Climate change - working for a unified response
The Council of the Socialist International, meeting in New York on 21-22 June 2010:
Expresses once again the social democratic commitment to act in an immediate, decided and coordinated manner to face climate change as a matter of priority;
Points out that following the Copenhagen summit at the end of last year, the issue of climate change appears to have lost its place on the international agenda, which should be of concern considering the magnitude of the problem and the urgency of taking without delay measures to combat it;
Reiterates its call to the international community not to relax the struggle against global warming, not to content themselves with the feeling of having done enough, not to fall into the fatalism of assuming that there is nothing else to do; not to defer the decisions that are necessary today;
Recalls the rich and extensive work on this issue that has carried out for years. The International, already at the Council meeting in Santiago, Chile, in 2006, addressed this issue and continued at the Geneva Council meeting of 2007 when the Commission for a Sustainable World Society was established. In all the latest meetings of the organisation, climate change has taken a prominent place on the agenda.
Underlines the importance of the work carried out by the Commission during the meetings held both in developed and developing countries, in which it discussed the subject with political leaders, scientists, academics and representatives of civil society, being able in situ to witness the devastating effects of climate change on nature and human settlements;
Reiterates that the Commission’s Report “From a High Carbon Economy to a Low Carbon Society”, issued in this same city of New York on 23 September last year, on the occasion of the Presidium meeting of the Socialist International, is a particularly valuable document and presents a progressive, global proposal for facing this problem common to all the nations of the planet;
Is grateful for the efforts made by the members of the Commission, the member parties that hosted their meetings around the world, the scientific community who shared the concerns and proposals to confront this threat, the social and community organisations who demonstrated how the climate change today affects their lives and living conditions.
With days before the G20 in Toronto and at less than six months of COP16 in Cancun, the Socialist International recalls that the challenge posed by climate change retains its full attention and priority.

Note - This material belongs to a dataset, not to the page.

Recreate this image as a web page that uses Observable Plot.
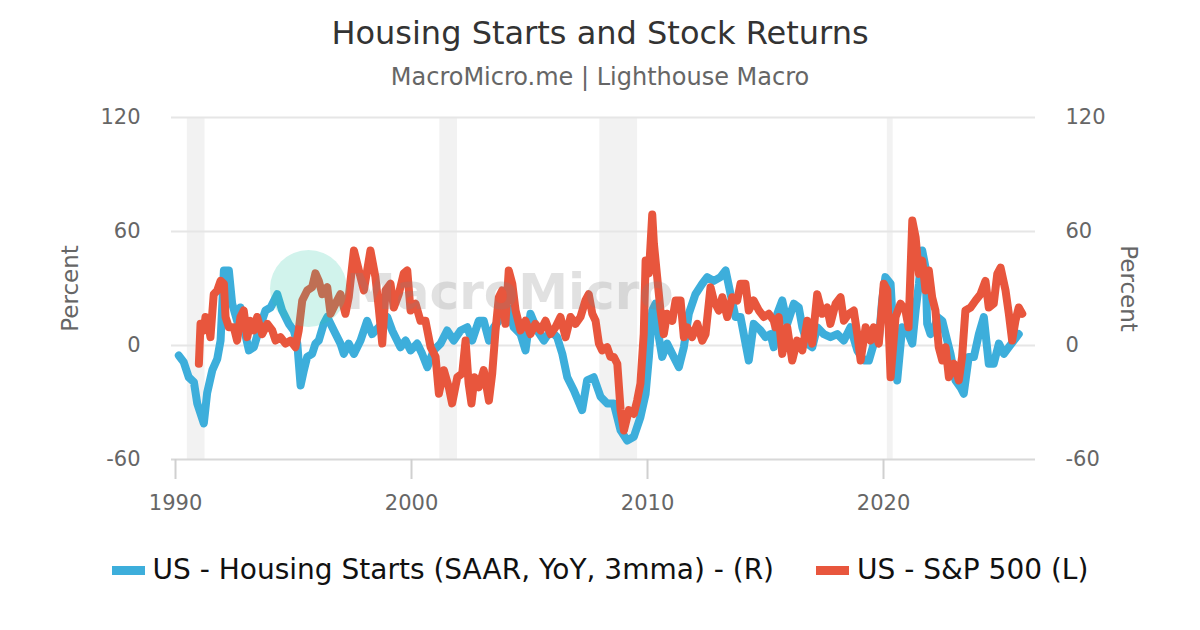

Progressive thought over the last years has identified and highlighted certain points that must be taken into consideration when negotiating or finalising an international instrument which is at the same time ambitious and realistic.
This is a collective challenge and an efficient response can only be a common one, shared challenge, responsibilities for developed and developing countries, but with differentiated obligations.
The negotiations must conclude with a binding text, with clear commitments by the parties involved, an efficient system of follow-up of the proposed objectives and corrective measures for cases of eventual failure to comply with the accepted obligations.
The developed countries must advance their efforts for technological transfers towards developing countries. The use of ecologically sustainable technologies involves important transformations in the developing countries and this requires technical assistance and economic resources. The international funds already in existence to support this process of re-conversion must be strengthened and new instruments adapted to the most particular needs must be implemented.
The world of work, in developed and developing countries must be given special attention at the moment of carrying out these substantive transformations. Thus, the Socialist International reiterates what was expressed at the Council in Budva concerning the work-environment alliance and the planning of a fair transition in the transformations that the production processes go through.
At the same time, and as it was expressed at the recent meeting of the Council in Santo Domingo, the SI underlines the inequality that people may face by climate change, as it is often the most vulnerable groups, and for whom adaptation is the most difficult, who are the hardest hit or threatened by global warming.
The agreement to be reached must have as a minimum standard the reduction of emissions of Carbon Dioxide (CO2) to 350 ppm, a level of gas concentration in the atmosphere that will allow the fulfilment of the goal of a maximum temperature rise of 2° Celsius above the level of the pre- industrial era.
Finally, the Socialist International declares that it will continue making all efforts to advance, continuing its struggle against climate change with a progressive perspective and reiterates its trust in the building of a global model of green development as the only alternative for a sustainable world society.